▸ Written request
Emit the data below verbatim, stripping out any pictures.

-- Start of Available data --

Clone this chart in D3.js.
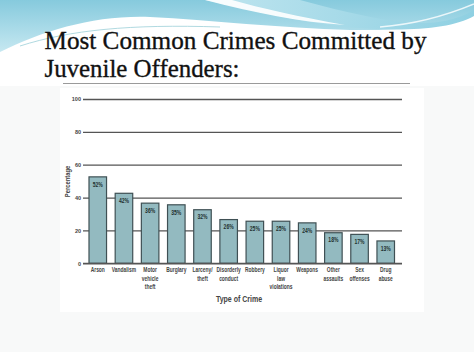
<!DOCTYPE html>
<html>
<head>
<meta charset="utf-8">
<script src="https://cdn.jsdelivr.net/npm/d3@7"></script>
<style>
  html, body { margin: 0; padding: 0; background: #ffffff; }
  svg { display: block; }
</style>
</head>
<body>
<script>
// ---- data ----
const categories = [
  ["Arson"], ["Vandalism"], ["Motor", "vehicle", "theft"], ["Burglary"],
  ["Larceny/", "theft"], ["Disorderly", "conduct"], ["Robbery"],
  ["Liquor", "law", "violations"], ["Weapons"], ["Other", "assaults"],
  ["Sex", "offenses"], ["Drug", "abuse"]
];
const percentages = [52, 42, 36, 35, 32, 26, 25, 25, 24, 18, 17, 13];
const yTicks = [0, 20, 40, 60, 80, 100];
const titleLines = ["Most Common Crimes Committed by", "Juvenile Offenders:"];
const xTitle = "Type of Crime";
const yTitle = "Percentage";

const W = 474, H = 355;
const svg = d3.select("body").append("svg").attr("width", W).attr("height", H);
const defs = svg.append("defs");

// ---- background ----
svg.append("rect").attr("width", W).attr("height", H).attr("fill", "#ffffff");
svg.append("rect").attr("x", 0).attr("y", 86).attr("width", W).attr("height", 266).attr("fill", "#f8f9f9");
svg.append("rect").attr("x", 60).attr("y", 88).attr("width", 364).attr("height", 224).attr("fill", "#ffffff");

const g1 = defs.append("linearGradient").attr("id", "sky").attr("x1", 0).attr("y1", 0).attr("x2", 0).attr("y2", 1);
g1.append("stop").attr("offset", "0%").attr("stop-color", "#86cadd");
g1.append("stop").attr("offset", "100%").attr("stop-color", "#c6e8f1");
const g2 = defs.append("linearGradient").attr("id", "sky2").attr("x1", 0).attr("y1", 0).attr("x2", 1).attr("y2", 0);
g2.append("stop").attr("offset", "0%").attr("stop-color", "#bfe5ef");
g2.append("stop").attr("offset", "100%").attr("stop-color", "#8fd0e2");

svg.append("path")
  .attr("d", "M0,0 H474 V14 C440,26 400,31 350,30 C280,28 210,20 150,17 C95,15 45,30 0,52 Z")
  .attr("fill", "url(#sky)");
svg.append("path")
  .attr("d", "M205,0 H300 C330,8 360,16 400,22 C440,26 460,18 474,10 V16 C450,30 400,32 345,27 C290,20 250,10 205,0 Z")
  .attr("fill", "url(#sky2)");
svg.append("path")
  .attr("d", "M205,0 H232 C260,8 300,17 345,25 C300,22 255,13 205,0 Z")
  .attr("fill", "#ffffff").attr("opacity", 0.9);
svg.append("path")
  .attr("d", "M380,27 C420,24 450,14 474,4")
  .attr("fill", "none").attr("stroke", "#ffffff").attr("stroke-width", 1.5).attr("opacity", 0.8);
svg.append("path")
  .attr("d", "M20,46 C70,30 130,24 220,27")
  .attr("fill", "none").attr("stroke", "#9ccfd8").attr("stroke-width", 0.8);

// ---- title ----
const title = svg.append("g").attr("font-family", "'Liberation Serif', 'DejaVu Serif', serif")
  .attr("fill", "#111").attr("stroke", "#111").attr("stroke-width", 0.35);
title.append("text").attr("x", 44.5).attr("y", 49).attr("font-size", 25.5)
  .attr("textLength", 382).attr("lengthAdjust", "spacingAndGlyphs").text(titleLines[0]);
title.append("text").attr("x", 44.5).attr("y", 77).attr("font-size", 25.5)
  .attr("textLength", 195).attr("lengthAdjust", "spacingAndGlyphs").text(titleLines[1]);
svg.append("line").attr("x1", 63).attr("x2", 410).attr("y1", 83.5).attr("y2", 83.5)
  .attr("stroke", "#9a9a9a").attr("stroke-width", 1);

// ---- chart ----
const fontSans = "'Liberation Sans', Arial, sans-serif";
const squeeze = 0.78;
const y = d3.scaleLinear().domain([0, 100]).range([263.3, 99]);
const x = d3.scaleBand().domain(d3.range(categories.length)).range([89, 394.5]).paddingInner(0.33).paddingOuter(0);
const gridLeft = 83, gridRight = 402;

const yAxis = svg.append("g").attr("transform", `translate(${gridLeft},0)`)
  .call(d3.axisLeft(y).tickValues(yTicks).tickSize(-(gridRight - gridLeft)).tickPadding(2).tickFormat(d3.format("d")));
yAxis.select(".domain").remove();
yAxis.selectAll(".tick line").attr("stroke", "#555").attr("stroke-width", 1.3);
yAxis.selectAll(".tick text").attr("font-family", fontSans).attr("font-weight", "bold")
  .attr("font-size", 5.5).attr("fill", "#444");

svg.append("text")
  .attr("transform", `translate(68.5,181.5) rotate(-90) scale(${squeeze},1)`)
  .attr("text-anchor", "middle").attr("dominant-baseline", "middle")
  .attr("font-family", fontSans).attr("font-weight", "bold").attr("font-size", 7.5)
  .attr("fill", "#444").text(yTitle);

const bars = svg.append("g");
bars.selectAll("rect").data(percentages).join("rect")
  .attr("x", (d, i) => x(i))
  .attr("y", d => y(d) - 1)
  .attr("width", x.bandwidth())
  .attr("height", d => y(0) - y(d) + 1)
  .attr("fill", "#93bac0")
  .attr("stroke", "#3f5054").attr("stroke-width", 1.2);

bars.selectAll("text").data(percentages).join("text")
  .attr("transform", (d, i) => `translate(${x(i) + x.bandwidth() / 2},${y(d) + 7}) scale(${squeeze},1)`)
  .attr("text-anchor", "middle").attr("dominant-baseline", "middle")
  .attr("font-family", fontSans).attr("font-weight", "bold").attr("font-size", 6.5)
  .attr("fill", "#22302f").text(d => d + "%");

// x axis baseline
svg.append("line").attr("x1", gridLeft).attr("x2", gridRight).attr("y1", y(0)).attr("y2", y(0))
  .attr("stroke", "#555").attr("stroke-width", 1.3);

const xl = svg.append("g");
categories.forEach((lines, i) => {
  const t = xl.append("text")
    .attr("transform", `translate(${x(i) + x.bandwidth() / 2},272) scale(${squeeze},1)`)
    .attr("text-anchor", "middle")
    .attr("font-family", fontSans).attr("font-weight", "bold").attr("font-size", 6.3)
    .attr("fill", "#444");
  lines.forEach((ln, j) => {
    t.append("tspan").attr("x", 0).attr("dy", j === 0 ? 0 : 8.7).text(ln);
  });
});

svg.append("text")
  .attr("transform", `translate(239,301.5) scale(${squeeze},1)`)
  .attr("text-anchor", "middle")
  .attr("font-family", fontSans).attr("font-weight", "bold").attr("font-size", 9)
  .attr("fill", "#444").text(xTitle);
</script>
</body>
</html>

-- End of Available data --

▸ The result
Clone this chart in D3.js.
<!DOCTYPE html>
<html>
<head>
<meta charset="utf-8">
<script src="https://cdn.jsdelivr.net/npm/d3@7"></script>
<style>
  html, body { margin: 0; padding: 0; background: #ffffff; }
  svg { display: block; }
</style>
</head>
<body>
<script>
// ---- data ----
const categories = [
  ["Arson"], ["Vandalism"], ["Motor", "vehicle", "theft"], ["Burglary"],
  ["Larceny/", "theft"], ["Disorderly", "conduct"], ["Robbery"],
  ["Liquor", "law", "violations"], ["Weapons"], ["Other", "assaults"],
  ["Sex", "offenses"], ["Drug", "abuse"]
];
const percentages = [52, 42, 36, 35, 32, 26, 25, 25, 24, 18, 17, 13];
const yTicks = [0, 20, 40, 60, 80, 100];
const titleLines = ["Most Common Crimes Committed by", "Juvenile Offenders:"];
const xTitle = "Type of Crime";
const yTitle = "Percentage";

const W = 474, H = 355;
const svg = d3.select("body").append("svg").attr("width", W).attr("height", H);
const defs = svg.append("defs");

// ---- background ----
svg.append("rect").attr("width", W).attr("height", H).attr("fill", "#ffffff");
svg.append("rect").attr("x", 0).attr("y", 86).attr("width", W).attr("height", 266).attr("fill", "#f8f9f9");
svg.append("rect").attr("x", 60).attr("y", 88).attr("width", 364).attr("height", 224).attr("fill", "#ffffff");

const g1 = defs.append("linearGradient").attr("id", "sky").attr("x1", 0).attr("y1", 0).attr("x2", 0).attr("y2", 1);
g1.append("stop").attr("offset", "0%").attr("stop-color", "#86cadd");
g1.append("stop").attr("offset", "100%").attr("stop-color", "#c6e8f1");
const g2 = defs.append("linearGradient").attr("id", "sky2").attr("x1", 0).attr("y1", 0).attr("x2", 1).attr("y2", 0);
g2.append("stop").attr("offset", "0%").attr("stop-color", "#bfe5ef");
g2.append("stop").attr("offset", "100%").attr("stop-color", "#8fd0e2");

svg.append("path")
  .attr("d", "M0,0 H474 V14 C440,26 400,31 350,30 C280,28 210,20 150,17 C95,15 45,30 0,52 Z")
  .attr("fill", "url(#sky)");
svg.append("path")
  .attr("d", "M205,0 H300 C330,8 360,16 400,22 C440,26 460,18 474,10 V16 C450,30 400,32 345,27 C290,20 250,10 205,0 Z")
  .attr("fill", "url(#sky2)");
svg.append("path")
  .attr("d", "M205,0 H232 C260,8 300,17 345,25 C300,22 255,13 205,0 Z")
  .attr("fill", "#ffffff").attr("opacity", 0.9);
svg.append("path")
  .attr("d", "M380,27 C420,24 450,14 474,4")
  .attr("fill", "none").attr("stroke", "#ffffff").attr("stroke-width", 1.5).attr("opacity", 0.8);
svg.append("path")
  .attr("d", "M20,46 C70,30 130,24 220,27")
  .attr("fill", "none").attr("stroke", "#9ccfd8").attr("stroke-width", 0.8);

// ---- title ----
const title = svg.append("g").attr("font-family", "'Liberation Serif', 'DejaVu Serif', serif")
  .attr("fill", "#111").attr("stroke", "#111").attr("stroke-width", 0.35);
title.append("text").attr("x", 44.5).attr("y", 49).attr("font-size", 25.5)
  .attr("textLength", 382).attr("lengthAdjust", "spacingAndGlyphs").text(titleLines[0]);
title.append("text").attr("x", 44.5).attr("y", 77).attr("font-size", 25.5)
  .attr("textLength", 195).attr("lengthAdjust", "spacingAndGlyphs").text(titleLines[1]);
svg.append("line").attr("x1", 63).attr("x2", 410).attr("y1", 83.5).attr("y2", 83.5)
  .attr("stroke", "#9a9a9a").attr("stroke-width", 1);

// ---- chart ----
const fontSans = "'Liberation Sans', Arial, sans-serif";
const squeeze = 0.78;
const y = d3.scaleLinear().domain([0, 100]).range([263.3, 99]);
const x = d3.scaleBand().domain(d3.range(categories.length)).range([89, 394.5]).paddingInner(0.33).paddingOuter(0);
const gridLeft = 83, gridRight = 402;

const yAxis = svg.append("g").attr("transform", `translate(${gridLeft},0)`)
  .call(d3.axisLeft(y).tickValues(yTicks).tickSize(-(gridRight - gridLeft)).tickPadding(2).tickFormat(d3.format("d")));
yAxis.select(".domain").remove();
yAxis.selectAll(".tick line").attr("stroke", "#555").attr("stroke-width", 1.3);
yAxis.selectAll(".tick text").attr("font-family", fontSans).attr("font-weight", "bold")
  .attr("font-size", 5.5).attr("fill", "#444");

svg.append("text")
  .attr("transform", `translate(68.5,181.5) rotate(-90) scale(${squeeze},1)`)
  .attr("text-anchor", "middle").attr("dominant-baseline", "middle")
  .attr("font-family", fontSans).attr("font-weight", "bold").attr("font-size", 7.5)
  .attr("fill", "#444").text(yTitle);

const bars = svg.append("g");
bars.selectAll("rect").data(percentages).join("rect")
  .attr("x", (d, i) => x(i))
  .attr("y", d => y(d) - 1)
  .attr("width", x.bandwidth())
  .attr("height", d => y(0) - y(d) + 1)
  .attr("fill", "#93bac0")
  .attr("stroke", "#3f5054").attr("stroke-width", 1.2);

bars.selectAll("text").data(percentages).join("text")
  .attr("transform", (d, i) => `translate(${x(i) + x.bandwidth() / 2},${y(d) + 7}) scale(${squeeze},1)`)
  .attr("text-anchor", "middle").attr("dominant-baseline", "middle")
  .attr("font-family", fontSans).attr("font-weight", "bold").attr("font-size", 6.5)
  .attr("fill", "#22302f").text(d => d + "%");

// x axis baseline
svg.append("line").attr("x1", gridLeft).attr("x2", gridRight).attr("y1", y(0)).attr("y2", y(0))
  .attr("stroke", "#555").attr("stroke-width", 1.3);

const xl = svg.append("g");
categories.forEach((lines, i) => {
  const t = xl.append("text")
    .attr("transform", `translate(${x(i) + x.bandwidth() / 2},272) scale(${squeeze},1)`)
    .attr("text-anchor", "middle")
    .attr("font-family", fontSans).attr("font-weight", "bold").attr("font-size", 6.3)
    .attr("fill", "#444");
  lines.forEach((ln, j) => {
    t.append("tspan").attr("x", 0).attr("dy", j === 0 ? 0 : 8.7).text(ln);
  });
});

svg.append("text")
  .attr("transform", `translate(239,301.5) scale(${squeeze},1)`)
  .attr("text-anchor", "middle")
  .attr("font-family", fontSans).attr("font-weight", "bold").attr("font-size", 9)
  .attr("fill", "#444").text(xTitle);
</script>
</body>
</html>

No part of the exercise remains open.